The OpenTelemetry Collector exposes the following endpoints:

Endpoint Description
http://opentelemetry-management-collector:4317 Internal endpoint for features in nais-system namespace.
https://collector-internet.<tenant>.cloud.nais.io Internet exposed endpoint for things running outside of nais.

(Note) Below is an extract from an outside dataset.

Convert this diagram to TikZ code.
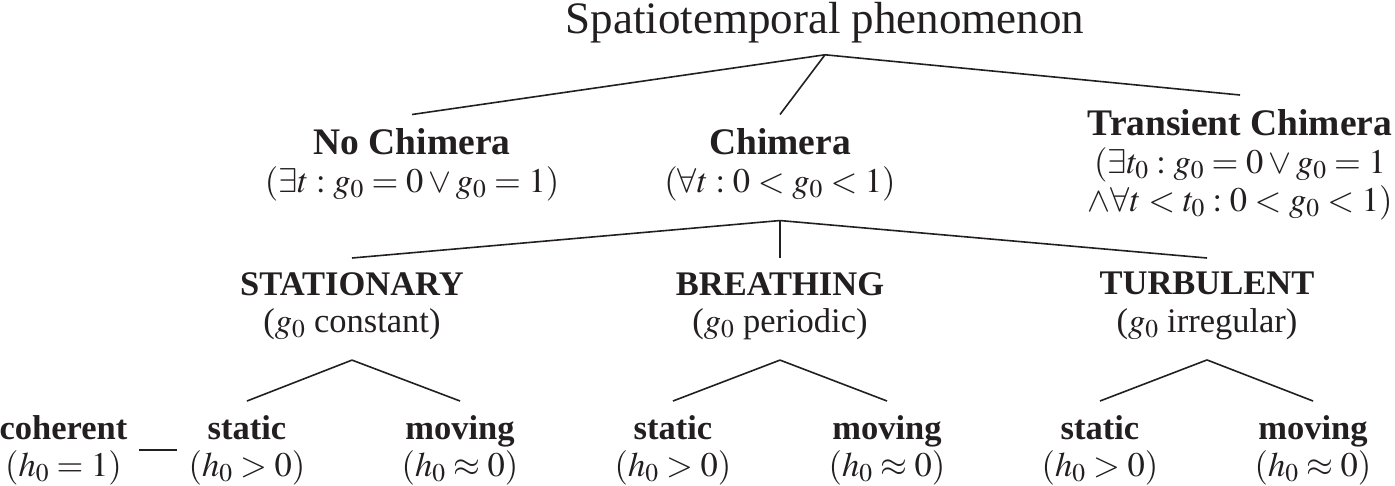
\RequirePackage{fix-cm}
\documentclass[tikz,border=0pt]{standalone}
\usepackage{mathptmx}
\usepackage[no-math]{fontspec}
\setmainfont{Liberation Serif}
\definecolor{ink}{HTML}{231F20}
\newcommand{\fml}{\fontsize{34.5}{38}\selectfont}
\begin{document}
\begin{tikzpicture}[x=1pt,y=-1pt,
  lvltwo/.style={font=\fontsize{37.5}{38}\selectfont, align=center, anchor=north,
                 inner xsep=11.5pt, inner ysep=14pt, text=ink},
  lvlthree/.style={lvltwo, font=\fontsize{34.5}{37.5}\selectfont},
  branch/.style={draw=ink, line width=1.6pt}]
\useasboundingbox (0,0) rectangle (1395,485);

\node[font=\fontsize{45}{50}\selectfont, anchor=base, inner ysep=12pt, text=ink] (title) at (825,33) {Spatiotemporal phenomenon};

\node[lvltwo] (nc) at (412,114.5) {\textbf{No Chimera}\\{\fml$(\exists t: g_0=0\vee g_0=1)$}};
\node[lvltwo] (ch) at (780,114.5) {\textbf{Chimera}\\{\fml$(\forall t: 0<g_0<1)$}};
\node[lvltwo] (tc) at (1240,95) {\textbf{Transient Chimera}\\{\fml$(\exists t_0: g_0=0\vee g_0=1$}\\{\fml$\wedge\forall t<t_0: 0<g_0<1)$}};

\node[lvlthree] (st) at (352,258) {\textbf{STATIONARY}\\($g_0$ constant)};
\node[lvlthree] (br) at (780,258) {\textbf{BREATHING}\\($g_0$ periodic)};
\node[lvlthree] (tu) at (1207,258) {\textbf{TURBULENT}\\($g_0$ irregular)};

\node[lvlthree] (coh) at (63.5,401) {\textbf{coherent}\\$(h_0=1)$};
\node[lvlthree] (sa) at (247,401) {\textbf{static}\\$(h_0>0)$};
\node[lvlthree] (ma) at (460,401) {\textbf{moving}\\$(h_0\approx 0)$};
\node[lvlthree] (sb) at (673,401) {\textbf{static}\\$(h_0>0)$};
\node[lvlthree] (mb) at (887,401) {\textbf{moving}\\$(h_0\approx 0)$};
\node[lvlthree] (sc) at (1100,401) {\textbf{static}\\$(h_0>0)$};
\node[lvlthree] (mc) at (1313,401) {\textbf{moving}\\$(h_0\approx 0)$};

\draw[branch] (title.south) -- (nc.north);
\draw[branch] (title.south) -- (ch.north);
\draw[branch] (title.south) -- (tc.north);

\draw[branch] ([yshift=-5pt]ch.south) -- (st.north);
\draw[branch] ([yshift=-5pt]ch.south) -- (br.north);
\draw[branch] ([yshift=-5pt]ch.south) -- (tu.north);

\draw[branch] ([yshift=-6pt]st.south) -- (sa.north);
\draw[branch] ([yshift=-6pt]st.south) -- (ma.north);
\draw[branch] ([yshift=-6pt]br.south) -- (sb.north);
\draw[branch] ([yshift=-6pt]br.south) -- (mb.north);
\draw[branch] ([yshift=-6pt]tu.south) -- (sc.north);
\draw[branch] ([yshift=-6pt]tu.south) -- (mc.north);

\draw[branch] (coh.east) -- (sa.west);
\end{tikzpicture}
\end{document}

Fasit features can use environment values in Feature.yaml to get the correct OpenTelemetry config without hardcoding the endpoint.

Feature.yaml
values:
  observability.otelp.endpoint:
    computed:
      template: "{{ .Env.otel_otlp_endpoint }}"
  observability.otelp.protocol:
    computed:
      template: "{{ .Env.otel_otlp_protocol }}"
  observability.otelp.insecure:
    computed:
      template: "{{ .Env.otel_otlp_insecure }}"

Tenant Clusters

All nais clusters have a dedicated OpenTelemetry Collector instance running in the nais-system. Tenant clusters forwards to management cluster using the otlp-http endpoint so that all telemetry data from nais-system is collected in a single place.

---
config:
    flowchart:
        defaultRenderer: elk
---
%%{init: {'theme':'dark'}}%%
flowchart
  subgraph "management"[Management Cluster]
    subgraph "management-nais-system"[nais-system]
      OtelCollector[Management Collector]
      Tempo
      Loki
      prometheus
      Feature[Feature]
    end
  end

  subgraph "dev"[Tenant Dev Cluster]
    subgraph "dev-nais-system"[nais-system]
      DevFeature[Feature]
      DevOtelC[Management Collector]
    end
  end

  subgraph "prod"[Tenant Prod Cluster]
    subgraph "prod-nais-system"[nais-system]
      ProdFeature[Feature]
      ProdOtelC[Management Collector]
    end
  end

  Feature -- otlp-grpc --> OtelCollector

  DevFeature -- otlp-grpc --> DevOtelC
  ProdFeature -- otlp-grpc --> ProdOtelC
  DevOtelC -- otlp-http --> OtelCollector
  ProdOtelC -- otlp-http --> OtelCollector

  OtelCollector -- traces --> Tempo
  OtelCollector -- logs --> Loki
  OtelCollector -- metrics --> prometheus